Make sure to wet the sandpaper before you start the project. Sanding causes friction, and friction causes heat. It doesn’t take much heat to break thinner glass, and it can also expose a weak point in the glass that causes it to crack. Wetting the sandpaper reduces friction and gives you more control over your sanding.
You can also use a sanding block or stick to help you shape the edge. A sanding stick can be made by wrapping a sheet of paper around a paint-stirring stick or square dowel and rubber banding each end to the stick. This lets you control the action of the sandpaper in a refined fashion.
A Dremel rotary tool is the best tool for rounding glass edges as it’s designed to be held like a paintbrush or pencil, has a variety of bits available in different cutting materials, and operates at a steady speed.
You can get wheels and drums made from silicon carbide, diamond, and aluminum oxide. A diamond bit works the best for cutting glass, but you can get abrasive bits that help you smooth out the edge and prepare it for sanding at the same time.
Dremel bits made from hard materials can be used in conjunction with water as a lubricant and friction reducer.
A drill works when a Dremel isn’t available, and you can use Dremel bits in a standard drill chuck. The main difference between a Dremel and a drill is size and shape.
It’s far easier to control a Dremel than it is to control a drill. Try to reserve the use of a drill for large, thick pieces of glass as it’s easier to fix a mistake on this size of glass than it is on smaller and thinner pieces.
You’ll want to keep a spray bottle of warm or room temperature water for spraying on the glass as you work your way around the edges.
Wet sanding glass creates a spray of opaque slurry that can make it difficult for you to judge your progress. Keep a roll of paper towels handy as you’ll need to clean the slurry off the glass frequently.
Techniques for Rounding Glass Edges
Rounding the edge of a piece of glass can be done in a couple of ways, depending on how you intend to do the work. If you’re planning on doing it manually, you’ll use one technique, but there are a couple of techniques you can use if you’re employing a Dremel or drill.

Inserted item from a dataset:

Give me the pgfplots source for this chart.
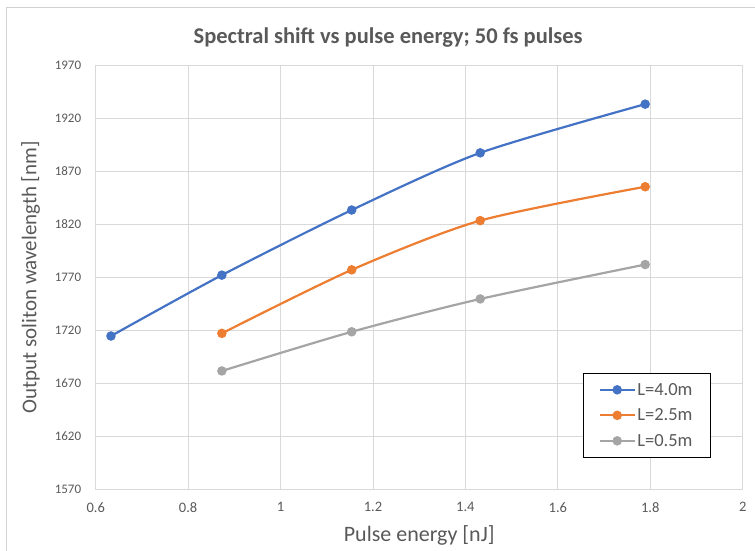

Rounding the Glass Edge Manually
Begin by taking your low-grit sandpaper and wetting it or the area of the glass you’re about to work on. Take the sandpaper and run it around the edge of the glass until it’s smooth to the touch and doesn’t feel like it will cut your finger.
Using the same grit of sandpaper, run the sheet along one side of the edge at an angle and make sure that you’re leaving a fine angle in the wake of your sandpaper.
Hold the paper so that it’s rounded in the center with the grit on the inside, but not folded. Place the rounded portion onto the edge of the glass, and make sure that your fingers are feeling the angles you’ve already cut into the glass.
Make sure the sandpaper meets the angles and the flat edge. and draw the paper around the edge of the glass in a single motion.
The rounded section of the sandpaper will sand the paper into a rounded edge while the angles you cut previously act as a guide. You can roll the sandpaper on the edge as well in order to get a consistently smooth appearance.
Using a Dremel or Drill
The technique for rounding a glass edge with a Dremel or drill is similar to doing it by hand. Again, wet the surface of the glass with water before using the tool. Begin by cutting at a thin angle on either side.
This gives you a visual guide for how far to go when rounding back and forth with the tool. Once you’re satisfied with the depth of the angle on both sides, you can then round the edge.
Take the tool and hold it parallel to the edge of the glass. Turn it on and move your hand back and forth in a rounding motion on the edge of the glass. Go from side to side, using the angle you cut as your depth guide.
Do this until you’ve made it all the way around the circumference of the glass. Look over the edge of the glass to make sure you’ve achieved the results you desire.
In the event you have uneven areas, go back over the edge with a light touch of the tool to remove just enough glass to make it line up.
Finish the edge with fine-grit sandpaper by hand or use abrasive wheels that replicate fine-grit sandpaper. This evens out the appearance of the rounded edge and cleans up rough patches, and can also be done to make the edge opaque or clear.